A further initiative by the organisation recently was the launch of a forum about Millennials, as wealth managers seek how they can attract and engage with that generation of twenty-somethings to late thirty-somethings who may already be reasonably affluent or heading that way. Member firms sent more than two dozen of their millennial staff to the forum in London – “their best and brightest” – with the findings due for publication late this summer. Field says one of the interesting findings was how Millennials “want to be part of a community, such as Facebook or Snapchat”, and how this might affect the marketing of her members’ services.

It is interesting timing, because a recent hard-hitting report from accountancy and corporate advisory giant PwC accused wealth management firms generally of being woefully behind the curve in terms of their digital offerings, which are particularly beloved of the Millennial generation. Among other things, that report said just a quarter of wealth managers offer digital channels beyond email, and a mere one in ten employ social media. That at a time when 85 per cent of high net worth individuals apparently say they use three or more digital services in their day-to-day lives.

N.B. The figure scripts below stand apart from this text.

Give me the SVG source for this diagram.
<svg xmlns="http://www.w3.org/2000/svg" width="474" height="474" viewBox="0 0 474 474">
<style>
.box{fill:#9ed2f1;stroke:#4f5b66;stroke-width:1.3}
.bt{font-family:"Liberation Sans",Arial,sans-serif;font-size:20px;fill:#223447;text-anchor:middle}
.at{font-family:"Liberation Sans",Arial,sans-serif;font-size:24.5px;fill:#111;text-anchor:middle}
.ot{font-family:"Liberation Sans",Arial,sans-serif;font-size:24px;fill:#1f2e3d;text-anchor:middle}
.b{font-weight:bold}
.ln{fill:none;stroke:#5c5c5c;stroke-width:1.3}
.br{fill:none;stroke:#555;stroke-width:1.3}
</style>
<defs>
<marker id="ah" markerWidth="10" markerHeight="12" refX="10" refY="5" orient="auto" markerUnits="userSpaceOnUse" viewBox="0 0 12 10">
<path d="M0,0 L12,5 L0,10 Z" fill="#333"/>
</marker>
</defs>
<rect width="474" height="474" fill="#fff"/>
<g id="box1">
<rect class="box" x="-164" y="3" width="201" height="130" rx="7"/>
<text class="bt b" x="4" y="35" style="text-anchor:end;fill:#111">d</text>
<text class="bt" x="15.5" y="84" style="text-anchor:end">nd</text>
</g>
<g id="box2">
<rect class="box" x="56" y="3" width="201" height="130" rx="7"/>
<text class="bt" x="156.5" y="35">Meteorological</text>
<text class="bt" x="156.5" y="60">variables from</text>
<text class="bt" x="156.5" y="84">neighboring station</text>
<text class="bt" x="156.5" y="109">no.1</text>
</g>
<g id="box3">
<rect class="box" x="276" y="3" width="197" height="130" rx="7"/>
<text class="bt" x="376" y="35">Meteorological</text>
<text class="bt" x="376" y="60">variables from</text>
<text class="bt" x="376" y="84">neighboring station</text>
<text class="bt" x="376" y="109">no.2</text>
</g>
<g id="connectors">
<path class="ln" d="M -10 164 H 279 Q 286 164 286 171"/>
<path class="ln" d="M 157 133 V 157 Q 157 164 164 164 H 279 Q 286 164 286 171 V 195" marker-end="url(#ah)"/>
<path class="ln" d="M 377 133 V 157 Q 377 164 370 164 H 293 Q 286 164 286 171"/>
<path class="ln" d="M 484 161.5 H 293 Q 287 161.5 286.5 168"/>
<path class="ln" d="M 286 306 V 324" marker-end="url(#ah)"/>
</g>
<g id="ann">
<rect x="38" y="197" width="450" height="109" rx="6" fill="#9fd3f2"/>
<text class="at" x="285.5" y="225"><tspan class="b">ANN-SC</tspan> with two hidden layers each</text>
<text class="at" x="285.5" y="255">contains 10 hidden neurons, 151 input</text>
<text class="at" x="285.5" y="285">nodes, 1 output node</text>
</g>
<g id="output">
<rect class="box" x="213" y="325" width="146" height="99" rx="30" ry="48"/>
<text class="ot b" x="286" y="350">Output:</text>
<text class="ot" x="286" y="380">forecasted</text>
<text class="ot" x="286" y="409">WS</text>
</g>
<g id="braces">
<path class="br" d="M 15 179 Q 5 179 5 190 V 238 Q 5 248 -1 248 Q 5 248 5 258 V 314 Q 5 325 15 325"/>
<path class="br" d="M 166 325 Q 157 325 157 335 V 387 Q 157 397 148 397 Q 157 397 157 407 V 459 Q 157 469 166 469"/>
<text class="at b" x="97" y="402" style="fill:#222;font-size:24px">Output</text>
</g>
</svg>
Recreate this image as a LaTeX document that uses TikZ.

Field admits this is “a concern”. But she is pragmatic. She says one reason for wealth managers not being trailblazers in social media, for instance, is the rising cost of technology in terms of regulatory requirements. This exerts pressure on firms’ profit margins and cost bases “where there is very little fat left to cut”. And therefore priorities have to be decided.

She adds: “The regulatory task of technology [in the financial sector] is taking precedence over everything else. There’s a regulatory logjam. The technology requirements of MiFID II, for example, will be enormous. Our members simply cannot do everything at once much as they would love to.”